# Given instruction
Skipping all pictures, set down the lines of the listing from the first through the one with "(rnA3) at (502,678)".

# Extracted information
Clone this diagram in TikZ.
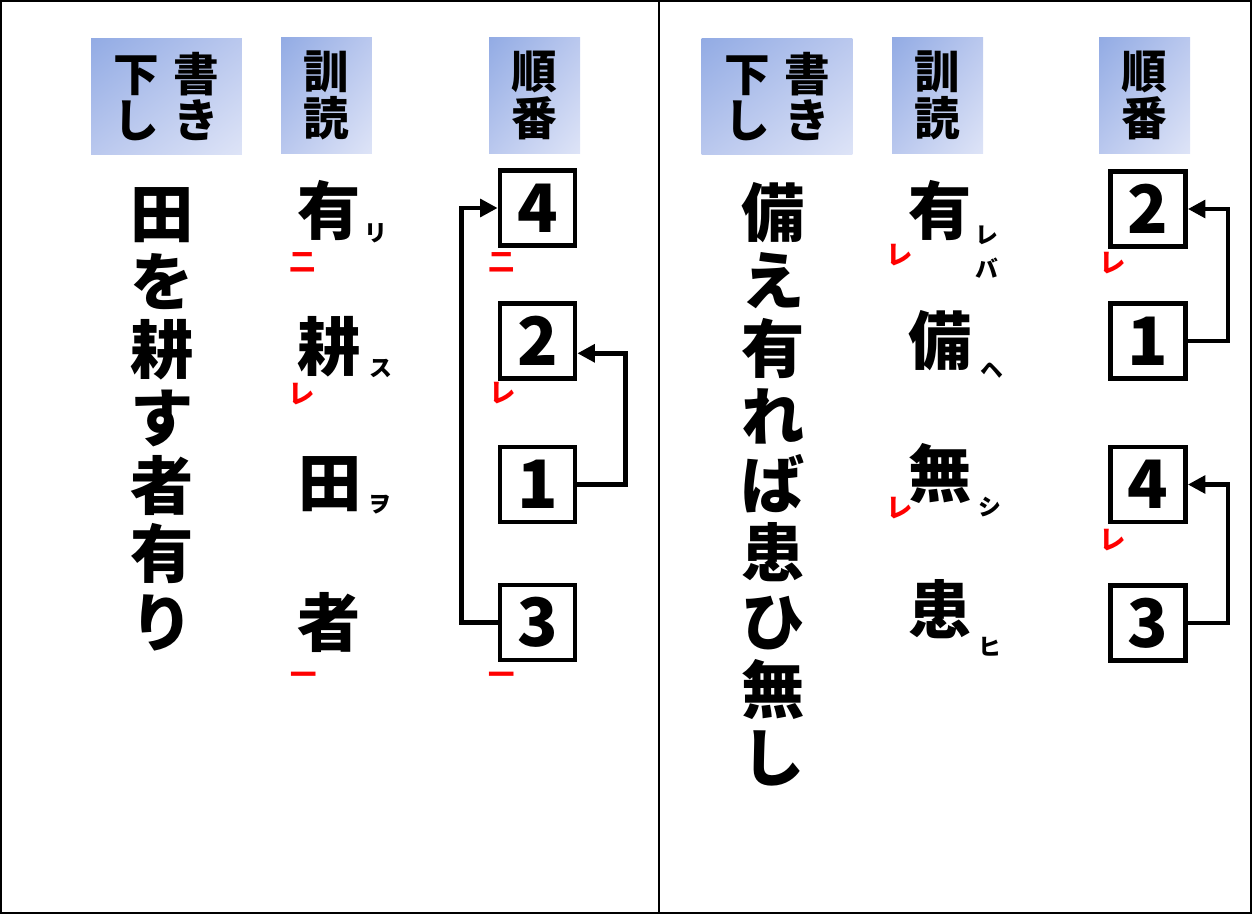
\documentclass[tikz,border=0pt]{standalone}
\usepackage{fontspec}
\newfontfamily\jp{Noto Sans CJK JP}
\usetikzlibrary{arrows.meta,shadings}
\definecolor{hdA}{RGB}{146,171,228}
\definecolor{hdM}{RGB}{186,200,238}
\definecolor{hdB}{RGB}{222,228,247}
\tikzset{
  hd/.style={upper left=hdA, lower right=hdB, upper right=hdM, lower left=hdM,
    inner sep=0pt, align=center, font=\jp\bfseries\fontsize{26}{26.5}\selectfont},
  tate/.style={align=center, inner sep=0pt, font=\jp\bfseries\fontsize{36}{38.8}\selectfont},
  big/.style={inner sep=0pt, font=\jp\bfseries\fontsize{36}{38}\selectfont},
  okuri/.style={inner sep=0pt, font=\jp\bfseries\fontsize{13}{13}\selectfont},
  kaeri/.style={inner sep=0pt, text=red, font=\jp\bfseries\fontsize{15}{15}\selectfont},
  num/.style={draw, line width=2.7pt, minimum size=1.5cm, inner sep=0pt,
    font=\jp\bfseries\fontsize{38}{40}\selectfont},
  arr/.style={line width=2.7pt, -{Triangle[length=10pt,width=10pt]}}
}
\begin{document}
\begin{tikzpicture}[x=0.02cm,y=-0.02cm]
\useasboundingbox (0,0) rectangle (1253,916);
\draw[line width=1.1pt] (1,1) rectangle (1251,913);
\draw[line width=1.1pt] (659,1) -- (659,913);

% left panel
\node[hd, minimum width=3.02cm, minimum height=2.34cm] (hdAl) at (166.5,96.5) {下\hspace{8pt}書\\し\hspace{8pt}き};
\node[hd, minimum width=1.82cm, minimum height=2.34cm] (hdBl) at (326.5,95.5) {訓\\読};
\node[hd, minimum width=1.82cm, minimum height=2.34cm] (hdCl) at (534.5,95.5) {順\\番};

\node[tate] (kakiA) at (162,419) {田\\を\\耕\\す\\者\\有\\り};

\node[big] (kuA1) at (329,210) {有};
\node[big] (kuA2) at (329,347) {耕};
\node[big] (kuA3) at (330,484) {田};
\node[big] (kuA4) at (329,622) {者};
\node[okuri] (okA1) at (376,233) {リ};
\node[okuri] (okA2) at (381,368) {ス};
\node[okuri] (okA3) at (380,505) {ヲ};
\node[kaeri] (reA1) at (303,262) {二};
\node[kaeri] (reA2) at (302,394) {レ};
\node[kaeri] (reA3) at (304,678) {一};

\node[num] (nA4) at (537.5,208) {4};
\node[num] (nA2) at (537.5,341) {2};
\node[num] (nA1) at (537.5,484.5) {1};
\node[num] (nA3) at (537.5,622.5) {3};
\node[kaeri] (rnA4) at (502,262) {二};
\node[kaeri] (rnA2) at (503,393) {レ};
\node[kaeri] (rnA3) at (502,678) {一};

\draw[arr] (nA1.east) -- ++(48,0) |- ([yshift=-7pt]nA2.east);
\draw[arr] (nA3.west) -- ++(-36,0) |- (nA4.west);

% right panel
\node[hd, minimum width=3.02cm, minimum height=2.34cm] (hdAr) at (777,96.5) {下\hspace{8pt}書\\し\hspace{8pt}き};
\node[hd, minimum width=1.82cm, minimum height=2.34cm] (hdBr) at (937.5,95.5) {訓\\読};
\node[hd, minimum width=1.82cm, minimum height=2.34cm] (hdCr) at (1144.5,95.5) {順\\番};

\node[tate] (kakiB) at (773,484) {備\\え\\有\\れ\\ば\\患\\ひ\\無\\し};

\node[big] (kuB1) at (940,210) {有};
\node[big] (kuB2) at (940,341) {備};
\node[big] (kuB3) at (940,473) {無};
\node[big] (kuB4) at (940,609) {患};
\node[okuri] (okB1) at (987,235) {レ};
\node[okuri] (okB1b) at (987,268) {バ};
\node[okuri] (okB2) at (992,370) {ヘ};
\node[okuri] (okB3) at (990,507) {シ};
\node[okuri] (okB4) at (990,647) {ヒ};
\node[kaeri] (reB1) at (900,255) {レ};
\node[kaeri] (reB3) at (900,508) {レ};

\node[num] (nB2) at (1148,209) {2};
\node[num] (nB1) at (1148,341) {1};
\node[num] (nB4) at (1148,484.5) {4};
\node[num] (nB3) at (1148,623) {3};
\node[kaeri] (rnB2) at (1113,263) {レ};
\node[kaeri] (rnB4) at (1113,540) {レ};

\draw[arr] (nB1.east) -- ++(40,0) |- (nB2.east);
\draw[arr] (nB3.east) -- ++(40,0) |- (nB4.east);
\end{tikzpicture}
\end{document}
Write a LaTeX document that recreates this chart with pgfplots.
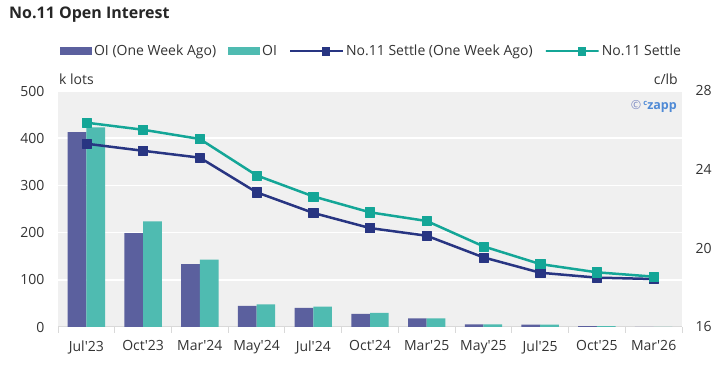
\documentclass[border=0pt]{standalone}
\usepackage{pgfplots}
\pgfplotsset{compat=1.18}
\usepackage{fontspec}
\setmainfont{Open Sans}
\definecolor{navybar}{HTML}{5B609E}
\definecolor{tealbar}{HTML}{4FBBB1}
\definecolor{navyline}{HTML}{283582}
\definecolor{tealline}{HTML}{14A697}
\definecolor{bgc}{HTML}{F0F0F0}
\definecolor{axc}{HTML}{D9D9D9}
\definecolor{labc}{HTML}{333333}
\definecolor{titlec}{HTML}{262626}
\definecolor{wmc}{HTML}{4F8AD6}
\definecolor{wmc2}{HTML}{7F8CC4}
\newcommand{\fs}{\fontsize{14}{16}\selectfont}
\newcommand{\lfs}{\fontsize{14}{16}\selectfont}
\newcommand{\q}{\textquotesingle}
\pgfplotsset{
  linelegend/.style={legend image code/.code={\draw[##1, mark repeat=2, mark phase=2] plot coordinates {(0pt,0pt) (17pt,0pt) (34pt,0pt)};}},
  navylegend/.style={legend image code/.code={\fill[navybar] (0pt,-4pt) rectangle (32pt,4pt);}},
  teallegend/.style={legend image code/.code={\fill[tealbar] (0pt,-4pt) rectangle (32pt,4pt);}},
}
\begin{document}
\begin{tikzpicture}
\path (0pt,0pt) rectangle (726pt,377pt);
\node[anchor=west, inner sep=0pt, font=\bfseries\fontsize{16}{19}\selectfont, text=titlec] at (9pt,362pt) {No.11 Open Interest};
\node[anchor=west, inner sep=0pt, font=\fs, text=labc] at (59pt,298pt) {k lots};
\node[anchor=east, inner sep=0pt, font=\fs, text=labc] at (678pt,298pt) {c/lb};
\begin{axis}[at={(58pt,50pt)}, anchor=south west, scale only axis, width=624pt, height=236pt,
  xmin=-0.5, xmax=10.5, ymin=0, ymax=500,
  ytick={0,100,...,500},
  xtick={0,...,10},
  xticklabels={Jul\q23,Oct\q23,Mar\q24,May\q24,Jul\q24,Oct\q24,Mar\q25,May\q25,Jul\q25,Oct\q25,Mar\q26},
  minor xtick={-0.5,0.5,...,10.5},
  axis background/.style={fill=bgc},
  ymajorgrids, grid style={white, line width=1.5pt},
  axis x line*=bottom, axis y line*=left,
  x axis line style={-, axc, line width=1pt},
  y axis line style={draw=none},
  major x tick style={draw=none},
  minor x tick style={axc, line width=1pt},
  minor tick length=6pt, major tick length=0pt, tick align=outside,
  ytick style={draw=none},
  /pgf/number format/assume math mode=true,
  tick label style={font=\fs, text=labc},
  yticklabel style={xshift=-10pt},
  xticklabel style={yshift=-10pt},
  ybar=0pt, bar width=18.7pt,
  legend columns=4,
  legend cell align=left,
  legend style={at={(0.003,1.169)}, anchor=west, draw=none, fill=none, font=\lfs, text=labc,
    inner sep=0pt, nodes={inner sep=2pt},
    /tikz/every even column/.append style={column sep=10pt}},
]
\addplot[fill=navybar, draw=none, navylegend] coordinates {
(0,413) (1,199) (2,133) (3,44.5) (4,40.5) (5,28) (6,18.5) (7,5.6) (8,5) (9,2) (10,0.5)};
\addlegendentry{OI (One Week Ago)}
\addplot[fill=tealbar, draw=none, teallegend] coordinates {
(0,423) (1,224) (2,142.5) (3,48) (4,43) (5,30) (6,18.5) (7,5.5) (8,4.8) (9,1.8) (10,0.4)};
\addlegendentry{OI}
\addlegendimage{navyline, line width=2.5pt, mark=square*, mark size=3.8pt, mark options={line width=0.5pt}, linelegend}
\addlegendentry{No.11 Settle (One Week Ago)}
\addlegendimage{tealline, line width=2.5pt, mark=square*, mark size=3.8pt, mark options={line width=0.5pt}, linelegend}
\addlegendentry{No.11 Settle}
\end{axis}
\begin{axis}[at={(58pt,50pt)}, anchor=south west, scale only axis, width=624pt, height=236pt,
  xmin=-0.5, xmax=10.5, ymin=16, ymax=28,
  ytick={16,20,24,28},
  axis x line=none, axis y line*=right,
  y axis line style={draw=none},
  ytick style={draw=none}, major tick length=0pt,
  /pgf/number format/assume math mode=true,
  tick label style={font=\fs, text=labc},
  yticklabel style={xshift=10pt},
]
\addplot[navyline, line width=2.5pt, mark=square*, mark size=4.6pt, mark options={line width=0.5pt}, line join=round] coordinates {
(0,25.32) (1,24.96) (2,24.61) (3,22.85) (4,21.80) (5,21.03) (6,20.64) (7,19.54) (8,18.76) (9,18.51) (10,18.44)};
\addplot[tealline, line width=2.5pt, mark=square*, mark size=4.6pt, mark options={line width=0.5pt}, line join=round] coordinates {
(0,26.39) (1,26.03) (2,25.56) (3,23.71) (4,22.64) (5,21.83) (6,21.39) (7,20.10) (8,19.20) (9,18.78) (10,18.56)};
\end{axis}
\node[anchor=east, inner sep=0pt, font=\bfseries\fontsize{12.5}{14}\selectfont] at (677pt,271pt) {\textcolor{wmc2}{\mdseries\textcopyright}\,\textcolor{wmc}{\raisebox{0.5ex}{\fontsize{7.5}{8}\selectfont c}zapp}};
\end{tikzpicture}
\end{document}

# The reply
Clone this diagram in TikZ.
\documentclass[tikz,border=0pt]{standalone}
\usepackage{fontspec}
\newfontfamily\jp{Noto Sans CJK JP}
\usetikzlibrary{arrows.meta,shadings}
\definecolor{hdA}{RGB}{146,171,228}
\definecolor{hdM}{RGB}{186,200,238}
\definecolor{hdB}{RGB}{222,228,247}
\tikzset{
  hd/.style={upper left=hdA, lower right=hdB, upper right=hdM, lower left=hdM,
    inner sep=0pt, align=center, font=\jp\bfseries\fontsize{26}{26.5}\selectfont},
  tate/.style={align=center, inner sep=0pt, font=\jp\bfseries\fontsize{36}{38.8}\selectfont},
  big/.style={inner sep=0pt, font=\jp\bfseries\fontsize{36}{38}\selectfont},
  okuri/.style={inner sep=0pt, font=\jp\bfseries\fontsize{13}{13}\selectfont},
  kaeri/.style={inner sep=0pt, text=red, font=\jp\bfseries\fontsize{15}{15}\selectfont},
  num/.style={draw, line width=2.7pt, minimum size=1.5cm, inner sep=0pt,
    font=\jp\bfseries\fontsize{38}{40}\selectfont},
  arr/.style={line width=2.7pt, -{Triangle[length=10pt,width=10pt]}}
}
\begin{document}
\begin{tikzpicture}[x=0.02cm,y=-0.02cm]
\useasboundingbox (0,0) rectangle (1253,916);
\draw[line width=1.1pt] (1,1) rectangle (1251,913);
\draw[line width=1.1pt] (659,1) -- (659,913);

% left panel
\node[hd, minimum width=3.02cm, minimum height=2.34cm] (hdAl) at (166.5,96.5) {下\hspace{8pt}書\\し\hspace{8pt}き};
\node[hd, minimum width=1.82cm, minimum height=2.34cm] (hdBl) at (326.5,95.5) {訓\\読};
\node[hd, minimum width=1.82cm, minimum height=2.34cm] (hdCl) at (534.5,95.5) {順\\番};

\node[tate] (kakiA) at (162,419) {田\\を\\耕\\す\\者\\有\\り};

\node[big] (kuA1) at (329,210) {有};
\node[big] (kuA2) at (329,347) {耕};
\node[big] (kuA3) at (330,484) {田};
\node[big] (kuA4) at (329,622) {者};
\node[okuri] (okA1) at (376,233) {リ};
\node[okuri] (okA2) at (381,368) {ス};
\node[okuri] (okA3) at (380,505) {ヲ};
\node[kaeri] (reA1) at (303,262) {二};
\node[kaeri] (reA2) at (302,394) {レ};
\node[kaeri] (reA3) at (304,678) {一};

\node[num] (nA4) at (537.5,208) {4};
\node[num] (nA2) at (537.5,341) {2};
\node[num] (nA1) at (537.5,484.5) {1};
\node[num] (nA3) at (537.5,622.5) {3};
\node[kaeri] (rnA4) at (502,262) {二};
\node[kaeri] (rnA2) at (503,393) {レ};
\node[kaeri] (rnA3) at (502,678) {一};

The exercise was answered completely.